Red Blood Cells

Red blood cells are a unique feature of life that often goes unexamined outside of medical circles. Doctors study red blood cells extensively and with good reason.  Red blood cells are crucial to the bodies survival and their health is often indicative of the well being of the whole body. However, what is often not considered is the place red blood cells have in the origins debate. This article will consider that concept as well as provide a little bit of background on red blood cells.

Red blood cells, known to science as erythrocytes, are incredibly specialized cells that perform unique functions for the body.  Red blood cells are key because they transport oxygen from the lungs or gills of an organism to the extremities and exchange it for carbon dioxide, the by-product of cellular respiration.  They then carry this carbon dioxide to the lungs where they exchange it for oxygen and the cycle resumes.  The red blood cell has a deep concave location in the center.  This makes it very flexible, and less likely to get stuck in the veins, arteries and capillaries it flows through.
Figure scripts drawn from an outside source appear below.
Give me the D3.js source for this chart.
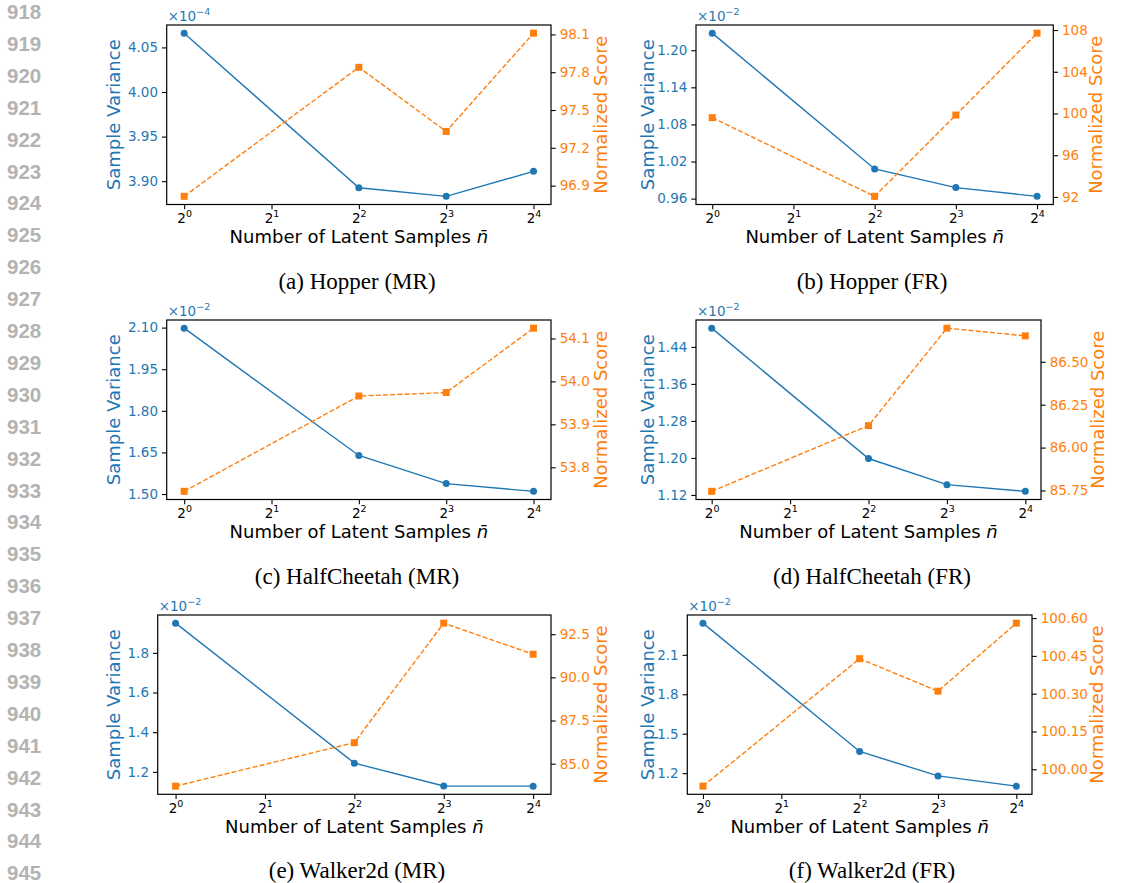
<!DOCTYPE html>
<html>
<head>
<meta charset="utf-8">
<script src="https://cdn.jsdelivr.net/npm/d3@7"></script>
<style>
  body { margin: 0; background: #fff; }
  svg { display: block; }
</style>
</head>
<body>
<script>
// x values (number of latent samples) and x ticks
var nSamples = [1, 4, 8, 16];
var xTicks = [1, 2, 4, 8, 16];

var captions = ["(a) Hopper (MR)", "(b) Hopper (FR)", "(c) HalfCheetah (MR)",
                "(d) HalfCheetah (FR)", "(e) Walker2d (MR)", "(f) Walker2d (FR)"];

// sample variance, in units of 10^exp
var varExp = [-4, -2, -2, -2, -2, -2];
var varHopperMR = [4.066, 3.8926, 3.883, 3.911];
var varHopperFR = [1.2276, 1.008, 0.9778, 0.9637];
var varCheetahMR = [2.098, 1.639, 1.5376, 1.5097];
var varCheetahFR = [1.4805, 1.1987, 1.1423, 1.1278];
var varWalkerMR = [1.9497, 1.244, 1.129, 1.128];
var varWalkerFR = [2.341, 1.365, 1.179, 1.101];

// normalized score
var scoreHopperMR = [96.815, 97.839, 97.33, 98.11];
var scoreHopperFR = [99.6, 92.06, 99.85, 107.7];
var scoreCheetahMR = [53.744, 53.966, 53.974, 54.124];
var scoreCheetahFR = [85.745, 86.128, 86.696, 86.651];
var scoreWalkerMR = [83.70, 86.22, 93.14, 91.34];
var scoreWalkerFR = [99.933, 100.439, 100.31, 100.58];

// tick labels
var varTicks = [
  [3.90, 3.95, 4.00, 4.05],
  [0.96, 1.02, 1.08, 1.14, 1.20],
  [1.50, 1.65, 1.80, 1.95, 2.10],
  [1.12, 1.20, 1.28, 1.36, 1.44],
  [1.2, 1.4, 1.6, 1.8],
  [1.2, 1.5, 1.8, 2.1]
];
var scoreTicks = [
  [96.9, 97.2, 97.5, 97.8, 98.1],
  [92, 96, 100, 104, 108],
  [53.8, 53.9, 54.0, 54.1],
  [85.75, 86.00, 86.25, 86.50],
  [85.0, 87.5, 90.0, 92.5],
  [100.00, 100.15, 100.30, 100.45, 100.60]
];
var varDigits = [2, 2, 2, 2, 1, 1];
var scoreDigits = [1, 0, 1, 2, 1, 2];

var lineNumbers = d3.range(918, 946);

var varSeries = [varHopperMR, varHopperFR, varCheetahMR, varCheetahFR, varWalkerMR, varWalkerFR];
var scoreSeries = [scoreHopperMR, scoreHopperFR, scoreCheetahMR, scoreCheetahFR, scoreWalkerMR, scoreWalkerFR];

// layout of each subplot (pixels)
var rowTop = [25, 320, 615], rowBot = [204.5, 499.5, 794.3], capY = [289, 584, 878];
var boxL = [166.7, 696, 166.7, 696, 157.7, 687.3];
var boxR = [551, 1053.3, 551, 1041, 551, 1032];
var rightLabX = [607, 1102, 606.5, 1103.5, 606.5, 1102.5];
var blue = '#1f77b4', orange = '#ff7f0e';
var sans = '"DejaVu Sans", sans-serif';

var svg = d3.select('body').append('svg').attr('width', 1147).attr('height', 883)
  .style('font-family', sans);

// margin line numbers
svg.append('g').selectAll('text').data(lineNumbers).enter().append('text')
  .attr('x', 7).attr('y', (d, i) => 19 + i * 31.9)
  .style('font-family', '"Liberation Sans", Arial, sans-serif').style('font-weight', 'bold')
  .style('font-size', '20.5px').attr('fill', '#b3b3b3').text(d => d);

function padded(vals) {
  var lo = d3.min(vals), hi = d3.max(vals), p = (hi - lo) * 0.05;
  return [lo - p, hi + p];
}

function styleTicks(sel, color) {
  sel.select('.domain').remove();
  sel.selectAll('.tick text').style('font-size', '13.5px').style('font-family', sans).attr('fill', color);
}

function drawPanel(i) {
  var col = i % 2, row = Math.floor(i / 2);
  var l = boxL[i], r = boxR[i], t = rowTop[row], b = rowBot[row];
  var g = svg.append('g');

  var x = d3.scaleLog().base(2).domain([Math.pow(2, -0.2), Math.pow(2, 4.2)]).range([l, r]);
  var yL = d3.scaleLinear().domain(padded(varSeries[i])).range([b, t]);
  var yR = d3.scaleLinear().domain(padded(scoreSeries[i])).range([b, t]);

  // x axis with 2^k labels
  var gx = g.append('g').attr('transform', 'translate(0,' + b + ')')
    .call(d3.axisBottom(x).tickValues(xTicks).tickSize(4.7).tickSizeOuter(0).tickPadding(4.5));
  styleTicks(gx, '#000');
  gx.selectAll('.tick text').each(function(d) {
    var s = d3.select(this); s.text(null);
    s.append('tspan').text('2');
    s.append('tspan').attr('dy', -6).style('font-size', '9.5px').text(Math.round(Math.log2(d)));
  });

  var gl = g.append('g').attr('transform', 'translate(' + l + ',0)')
    .call(d3.axisLeft(yL).tickValues(varTicks[i]).tickSize(4.7).tickSizeOuter(0).tickPadding(4)
      .tickFormat(d3.format('.' + varDigits[i] + 'f')));
  styleTicks(gl, blue);

  var gr = g.append('g').attr('transform', 'translate(' + r + ',0)')
    .call(d3.axisRight(yR).tickValues(scoreTicks[i]).tickSize(4.7).tickSizeOuter(0).tickPadding(4)
      .tickFormat(d3.format('.' + scoreDigits[i] + 'f')));
  styleTicks(gr, orange);
  g.selectAll('.tick line').attr('stroke', '#000').attr('stroke-width', 1.1);

  // frame
  g.append('rect').attr('x', l).attr('y', t).attr('width', r - l).attr('height', b - t)
    .attr('fill', 'none').attr('stroke', '#000').attr('stroke-width', 1.2);

  // offset text
  var off = g.append('text').attr('x', l + 1).attr('y', t - 4).style('font-size', '13.5px').attr('fill', blue);
  off.append('tspan').text('×10');
  off.append('tspan').attr('dy', -6).style('font-size', '9.5px').text('−' + Math.abs(varExp[i]));

  // labels
  g.append('text').attr('transform', 'translate(' + (col ? 653.5 : 120) + ',' + ((t + b) / 2) + ') rotate(-90)')
    .attr('text-anchor', 'middle').style('font-size', '18px').attr('fill', blue).text('Sample Variance');
  g.append('text').attr('transform', 'translate(' + rightLabX[i] + ',' + ((t + b) / 2) + ') rotate(-90)')
    .attr('text-anchor', 'middle').style('font-size', '18px').attr('fill', orange).text('Normalized Score');
  var xl = g.append('text').attr('x', (l + r) / 2).attr('y', b + 38.7).attr('text-anchor', 'middle')
    .style('font-size', '18px').attr('fill', '#000');
  xl.append('tspan').text('Number of Latent Samples ');
  xl.append('tspan').style('font-style', 'italic').text('n̄');

  // caption
  g.append('text').attr('x', col ? 872 : 357).attr('y', capY[row]).attr('text-anchor', 'middle')
    .style('font-family', '"Liberation Serif", "Times New Roman", serif').style('font-size', '23px')
    .attr('fill', '#000').text(captions[i]);

  // variance series
  var pts = nSamples.map((n, k) => [n, varSeries[i][k]]);
  g.append('path').datum(pts).attr('fill', 'none').attr('stroke', blue).attr('stroke-width', 1.4)
    .attr('d', d3.line().x(d => x(d[0])).y(d => yL(d[1])));
  g.selectAll('.dot').data(pts).enter().append('circle')
    .attr('cx', d => x(d[0])).attr('cy', d => yL(d[1])).attr('r', 3.5).attr('fill', blue);

  // score series
  var sp = nSamples.map((n, k) => [n, scoreSeries[i][k]]);
  g.append('path').datum(sp).attr('fill', 'none').attr('stroke', orange).attr('stroke-width', 1.4)
    .attr('stroke-dasharray', '5,2.2')
    .attr('d', d3.line().x(d => x(d[0])).y(d => yR(d[1])));
  g.selectAll('.sq').data(sp).enter().append('rect')
    .attr('x', d => x(d[0]) - 3.5).attr('y', d => yR(d[1]) - 3.5).attr('width', 7).attr('height', 7)
    .attr('fill', orange);
}

for (var i = 0; i < 6; i++) drawPanel(i);
</script>
</body>
</html>
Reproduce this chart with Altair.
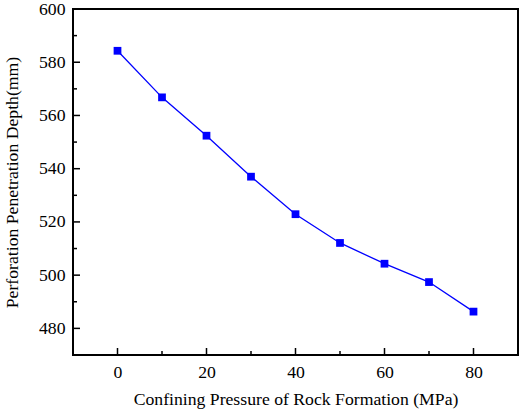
import altair as alt
import pandas as pd

# Confining pressure (MPa) and resulting perforation penetration depth (mm)
pressure = [0, 10, 20, 30, 40, 50, 60, 70, 80]
depth = [584.3, 566.8, 552.4, 537.0, 522.9, 512.1, 504.3, 497.4, 486.3]

x_major = [0, 20, 40, 60, 80]
x_minor = [10, 30, 50, 70]
y_major = [480, 500, 520, 540, 560, 580, 600]
y_minor = [490, 510, 530, 550, 570, 590]

W, H = 445, 346
FONT = "Liberation Serif"
BLUE = "#0000ff"
INK = "#000000"

df = pd.DataFrame({"p": pressure, "d": depth})

xs = alt.Scale(domain=[-10, 90], nice=False)
ys = alt.Scale(domain=[470, 600], nice=False)

x_axis = alt.Axis(values=x_major, labelPadding=8, titlePadding=10,
                  title="Confining Pressure of Rock Formation (MPa)")
y_axis = alt.Axis(values=y_major, labelPadding=8, titlePadding=17,
                  title="Perforation Penetration Depth(mm)")

line = alt.Chart(df).mark_line(color=BLUE, strokeWidth=1.3).encode(
    x=alt.X("p:Q", scale=xs, axis=x_axis),
    y=alt.Y("d:Q", scale=ys, axis=y_axis),
)
pts = alt.Chart(df).mark_square(color=BLUE, opacity=1, size=60).encode(
    x=alt.X("p:Q", scale=xs), y=alt.Y("d:Q", scale=ys)
)

# inward-pointing ticks along the bottom and left edges
def xticks(vals, length):
    d = pd.DataFrame({"v": vals})
    return alt.Chart(d).mark_tick(
        orient="vertical", size=length, thickness=1.5, color=INK, opacity=1
    ).encode(x=alt.X("v:Q", scale=xs), y=alt.value(H - length / 2))

def yticks(vals, length):
    d = pd.DataFrame({"v": vals})
    return alt.Chart(d).mark_tick(
        orient="horizontal", size=length, thickness=1.5, color=INK, opacity=1
    ).encode(y=alt.Y("v:Q", scale=ys), x=alt.value(length / 2))

# plot-area frame
box = alt.Chart(df).mark_rect(
    fill=None, fillOpacity=0, stroke=INK, strokeWidth=2
).encode(x=alt.value(0), x2=alt.value(W), y=alt.value(0), y2=alt.value(H))

chart = alt.layer(
    line, pts,
    xticks(x_major, 7), xticks(x_minor, 4),
    yticks(y_major, 7), yticks(y_minor, 4),
    box,
).properties(
    width=W, height=H,
    autosize=alt.AutoSizeParams(type="none"),
    padding={"left": 73, "top": 9, "right": 2, "bottom": 55},
).configure(
    background="white",
    font=FONT,
    view=alt.ViewConfig(stroke=None),
    axis=alt.AxisConfig(
        ticks=False, grid=False, domain=False,
        labelFont=FONT, labelFontSize=17.7, labelColor=INK,
        titleFont=FONT, titleFontSize=17.7, titleFontWeight="normal",
        titleColor=INK,
    ),
)

chart.save("out.html", embed_options={"renderer": "svg", "actions": False})
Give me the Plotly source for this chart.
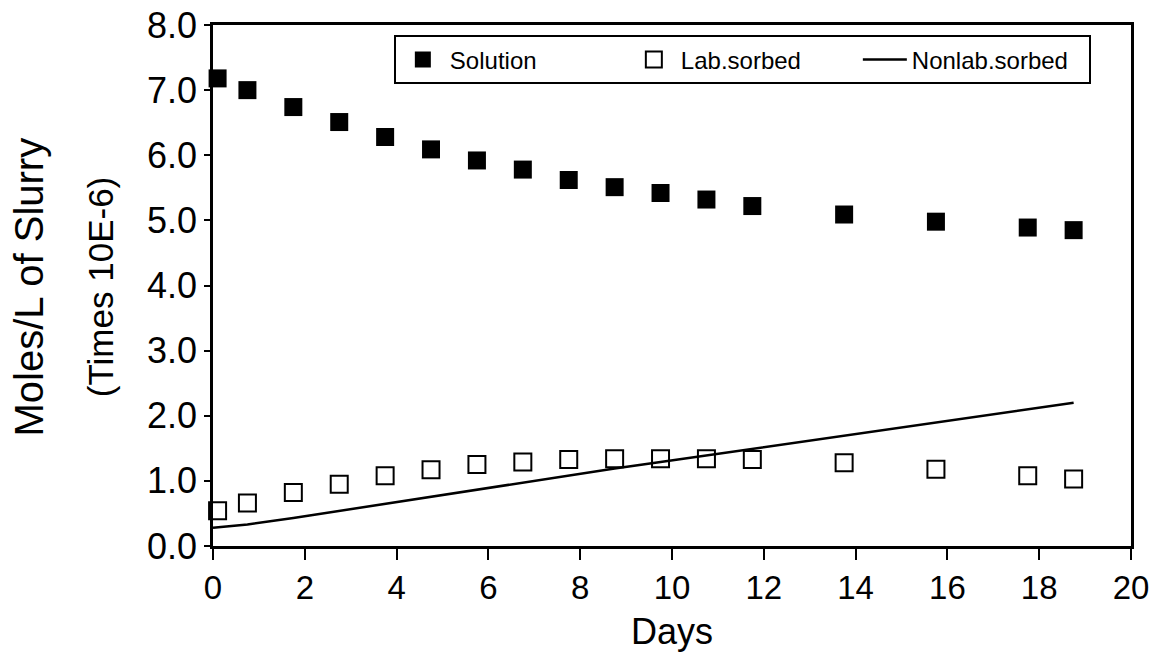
import plotly.graph_objects as go

days = [0.1, 0.75, 1.75, 2.75, 3.75, 4.75, 5.75, 6.75, 7.75, 8.75, 9.75,
        10.75, 11.75, 13.75, 15.75, 17.75, 18.75]
line_days = [0.0, 0.75, 1.75, 2.75, 3.75, 4.75, 5.75, 6.75, 7.75, 8.75, 9.75,
             10.75, 11.75, 13.75, 15.75, 17.75, 18.75]
solution = [7.18, 7.00, 6.74, 6.51, 6.28, 6.09, 5.92, 5.78, 5.62, 5.51, 5.42,
            5.32, 5.22, 5.09, 4.98, 4.89, 4.85]
lab_sorbed = [0.54, 0.66, 0.82, 0.95, 1.08, 1.17, 1.25, 1.29, 1.33, 1.34, 1.34,
              1.34, 1.33, 1.28, 1.18, 1.08, 1.03]
nonlab_sorbed = [0.28, 0.33, 0.43, 0.54, 0.65, 0.76, 0.87, 0.98, 1.09, 1.19, 1.29,
                 1.39, 1.49, 1.70, 1.90, 2.10, 2.20]

x_ticks = [0, 2, 4, 6, 8, 10, 12, 14, 16, 18, 20]
y_ticks = [0, 1, 2, 3, 4, 5, 6, 7, 8]
y_tick_text = ["0.0", "1.0", "2.0", "3.0", "4.0", "5.0", "6.0", "7.0", "8.0"]

FONT = "Liberation Sans, Arial, Helvetica, sans-serif"

fig = go.Figure()
fig.add_trace(go.Scatter(
    x=days, y=solution, mode="markers", name="Solution",
    marker=dict(symbol="square", size=18, color="black"),
    cliponaxis=False))
fig.add_trace(go.Scatter(
    x=days, y=lab_sorbed, mode="markers", name="Lab.sorbed",
    marker=dict(symbol="square-open", size=17, color="black",
                line=dict(width=2, color="black")),
    cliponaxis=False))
fig.add_trace(go.Scatter(
    x=line_days, y=nonlab_sorbed, mode="lines", name="Nonlab.sorbed",
    line=dict(color="black", width=2.5)))

fig.update_layout(
    width=1158, height=652,
    margin=dict(l=213, r=27, t=25, b=106),
    paper_bgcolor="white", plot_bgcolor="white",
    font=dict(family=FONT, color="black"),
    showlegend=True,
    legend=dict(
        orientation="h", x=0.197, y=0.98, xanchor="left", yanchor="top",
        bgcolor="white", bordercolor="black", borderwidth=2,
        font=dict(size=24, family=FONT, color="black"),
        itemsizing="trace", traceorder="normal", itemwidth=44,
        entrywidth=172, entrywidthmode="pixels",
    ),
    xaxis=dict(
        range=[0, 20], tickvals=x_ticks, ticktext=[str(v) for v in x_ticks],
        showgrid=False, zeroline=False, automargin=False,
        showline=True, linecolor="black", linewidth=2.5, mirror=True,
        ticks="outside", ticklen=11, tickwidth=2, tickcolor="black",
        tickfont=dict(size=33, family=FONT, color="black"),
        title=dict(text="Days", font=dict(size=36, family=FONT, color="black"),
                   standoff=20),
    ),
    yaxis=dict(
        range=[0, 8], tickvals=y_ticks, ticktext=y_tick_text,
        showgrid=False, zeroline=False, automargin=False,
        showline=True, linecolor="black", linewidth=2.5, mirror=True,
        ticks="outside", ticklen=6, tickwidth=2, tickcolor="black",
        tickfont=dict(size=36, family=FONT, color="black"),
    ),
)

fig.add_annotation(
    text="Moles/L of Slurry", textangle=-90, showarrow=False,
    xref="paper", yref="paper", x=-0.2, y=0.497, xanchor="center", yanchor="middle",
    font=dict(size=40, family=FONT, color="black"))
fig.add_annotation(
    text="(Times 10E-6)", textangle=-90, showarrow=False,
    xref="paper", yref="paper", x=-0.123, y=0.497, xanchor="center", yanchor="middle",
    font=dict(size=35, family=FONT, color="black"))

fig.write_html("out.html")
It also maximizes surface area, allowing for the most efficient gas exchange. However, some organisms have different shaped red blood cells to fit their individual needs.

Red blood cells are formed in the center of long bones, such as the femur in the leg.  The tissue that makes them is referred to as bone marrow.  It takes a couple of days for the cells to mature, during which time the nucleus and the mitochondria disappear. The red blood cell will not need either one. Once the cells have matured and are released into the bloodstream, they will live anywhere between one hundred and one hundred and twenty days before being destroyed mostly in the liver and spleen.

Red blood cells carry oxygen to the extremities as was mentioned above. They do this using a specialized red protein called hemoglobin.  Hemoglobin is the actual transporter of oxygen as it binds with the oxygen gas.  This bond is very unstable and thus easily broken.  When it breaks, the oxygen is released.  Hemoglobin gives red blood cells their distinctive color and is critical to the survival of the human body. In fact, around ninety-six percent of the weight of red blood cells is hemoglobin if water is excluded. The protein requires iron to be formed. Iron is so important, that a person lacking iron is said to be anemic, which is considered a blood disease.  The reason iron is so important is that it serves as the focal point for the heme part of the hemoglobin protein. Without it, no hemoglobin can be formed.  Once the hemoglobin protein is built, it can increase blood oxygen levels over seventy times compared the dissolved oxygen capacity of the bloodstream.

With all of that in mind, let us consider the red blood cell in light of origins.  Evolutionists speculate that red blood cells began as phagocytic cells in sponges and slowly evolved into what we see today as life progressed up the evolutionary tree of life.  Essentially this means that red blood cells started in sponges as cells meant to eat other bad cells, like disease-causing microbes,  and eventually morphed into what we see today. This is so ludicrous that it’s shocking any evolutionist believes it, even with their propensity to believe ridiculous things (see Outer Space Octopus).

The first issue with evolutionists believing red blood cells developed in sponges should have been obvious even to evolutionists. Sponges lack circulatory systems and blood.  They move material through their bodies using water. That alone is a death sentence to red blood cells originating in sponges. Why would sponges originate red blood cells, then lose them later? It’s unfathomable that anyone calling themselves a serious scientist believes this, yet this is exactly what the US Library of Medicine’s National Insitute of Health says. “The most primitive blood cell may have been a protohemocyte which was first involved in phagocytosis and nutrition. When metazoans (sponges) appeared,  their “blood” cells, the archeocytes, were phagocytic.”

The ridiculous origin story aside, red blood cells present other problems for evolutionists. They must explain why the cells appear to be precisely designed to fit the creature they inhabit. Further, they must explain why these designs each maximize surface area, ensuring easy gas exchange, and ensure a smooth, streamlined blood flow with no backups, simultaneously.  They must further explain where hemoglobin came from and why red blood cells contain it. Without hemoglobin, oxygen exchange would plummet and the body would struggle to provide its extremities with the oxygen they need to function.  Evolution cannot explain these problems.

Creationists have no issues with red blood cells.  Because we acknowledge the designer, we can point to red blood cells as evidence of His master design. He knew that animals and man would need to exchange oxygen efficiently in the extremities so he placed the hemoglobin protein in red blood cells.  He knew what design of red blood cell would best fit each creatures needs so He designed each one differently. Only a Creator explains the origin of red blood cells.